Şirin Tekeli | |
Birth Date: | 28 February 1944 |
Birth Place: | Ankara, Turkey |
Death Place: | Bodrum, Turkey |
Nationality: | Turkish |
Awards: | Ordre des Palmes Académiques |
Şirin Tekeli (28 February 1944, Ankara – 13 June 2017, Bodrum) was a feminist, academician, translator, writer, activist and one of the pioneers of second wave feminism in Turkey.
In 1967, she returned to Turkey and became the first female academician to enter the Chair in political science at Istanbul University. In 1973 she obtained her PhD with a thesis on David Easton's System Theory. In 1978, she obtained her associate professor title with her, at the time "controversial", habilitation thesis on women’s participation to politics named "Kadınlar ve Siyasal Toplumsal Hayat". (Women and Political Social Life). This thesis, had a great effect on her ideology, she recalls :
"I was a "timid feminist" but by the time I finished it I saw clearly that women were being oppressed, exploited and excluded from the public sphere. It was not capitalism that was doing this, it was male dominance".[1]
After her thesis, she started working on elections. She returned to France and spent the academic year 1979–1980 at the Scientific Research National Center (Centre National de la Recherche Scientifique) (CNRS) with a scholarship, learning cartography. She, during this period, formed a computer database, with all the data concerning the elections in Turkey, and studied the sociology of elections in urban areas with Jean Ranger and his team. In 1980-81 she organized a seminar on the sociology of politics[2]
After she left academia, she began an active role in the feminist movement of Turkey. Seeing the 80s as the "years of action",[3] she dedicated herself to improve women's rights and raise awareness in Turkey via campaigns and protests. In the 90s, "the years of institutionalisation",[4] as she calls them, have started: Tekeli focused on creating associations and foundations.

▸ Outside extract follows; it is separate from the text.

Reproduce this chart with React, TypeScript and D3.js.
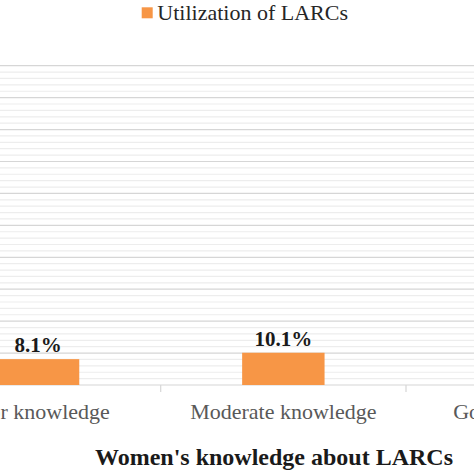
import React from "react";
import * as d3 from "d3";

const categories: string[] = ["Poor knowledge", "Moderate knowledge", "Good knowledge"];
const utilization: number[] = [8.1, 10.1, 25.0];
const seriesName = "Utilization of LARCs";
const axisTitle = "Women's knowledge about LARCs";
const yMax = 100;
const minorStep = 2;
const majorStep = 10;

const W = 474;
const H = 474;
const FONT = "'Liberation Serif', 'Times New Roman', serif";
const ORANGE = "#F79646";

export default function App() {
  const plotLeft = -84.6;
  const plotRight = 651.3;
  const plotTop = 65.7;
  const plotBottom = 385;

  const x = d3
    .scaleBand<string>()
    .domain(categories)
    .range([plotLeft, plotRight])
    .paddingInner(0.664)
    .paddingOuter(0.332);
  const y = d3.scaleLinear().domain([0, yMax]).range([plotBottom, plotTop]);

  const gridVals = d3.range(0, yMax + 0.001, minorStep);
  const step = x.step();
  const boundaries = categories.slice(1).map((c) => (x(c) as number) - (step - x.bandwidth()) / 2);

  return (
    <svg
      width={W}
      height={H}
      style={{ position: "absolute", left: 0, top: 0, background: "#fff" }}
      fontFamily={FONT}
    >
      <rect x={0} y={0} width={W} height={H} fill="#fff" />
      {gridVals.map((v) => {
        const major = Math.abs(v % majorStep) < 1e-6;
        return (
          <line
            key={v}
            x1={0}
            x2={W}
            y1={y(v)}
            y2={y(v)}
            stroke={major ? "#d6d6d6" : "#ededed"}
            strokeWidth={1.2}
          />
        );
      })}
      {boundaries.map((bx, i) => (
        <line key={i} x1={bx} x2={bx} y1={plotBottom} y2={plotBottom + 7} stroke="#d6d6d6" strokeWidth={1.2} />
      ))}
      {categories.map((c, i) => (
        <g key={c}>
          <rect
            x={x(c)}
            y={y(utilization[i])}
            width={x.bandwidth()}
            height={plotBottom - y(utilization[i])}
            fill={ORANGE}
          />
          <text
            x={(x(c) as number) + x.bandwidth() / 2}
            y={y(utilization[i]) - 7}
            textAnchor="middle"
            fontSize={21}
            fontWeight="bold"
            fill="#1a1a1a"
          >
            {utilization[i].toFixed(1)}%
          </text>
          <text
            x={(x(c) as number) + x.bandwidth() / 2}
            y={419}
            textAnchor="middle"
            fontSize={22}
            fill="#595959"
          >
            {c}
          </text>
        </g>
      ))}
      <text x={274} y={465} textAnchor="middle" fontSize={24} fontWeight="bold" fill="#1a1a1a">
        {axisTitle}
      </text>
      <rect x={141.7} y={7.3} width={11} height={11} fill={ORANGE} />
      <text x={157.3} y={19.5} fontSize={22} fill="#262626">
        {seriesName}
      </text>
    </svg>
  );
}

Following Turkey’s decision on not changing the civic law in accordance with the Convention on the Elimination of All Forms of Discrimination Against Women(CEDAW), in 1986 she took part in a petition demanding changes in the constitution, laws and practice, in accordance with the contract.[5]
On 17 May 1987, she participated to the first legal protest after the military coup, and demanded an end to domestic violence.[6]
In 1996, she was awarded with Ordre des Palmes Académiques by the Cultural Ministry of France.[7]
Şirin Tekeli was married to lawyer Ahmet Tekeli, with whom she met while studying at University of Lausanne. Her marriage lasted until 2010, when Ahmet Tekeli died. For his memory, Şirin Tekeli used the assets he left to her to found the Şirin-Ahmet Tekeli Association for Supporting Women Lawyers[8]
In 2017, Sabancı University Gender and the Women's Studies Center began granting a research award in memory of Şirin Tekeli: "The Şirin Tekeli Research Award". This award was created to support and promote research focusing on gender in Turkey.[9]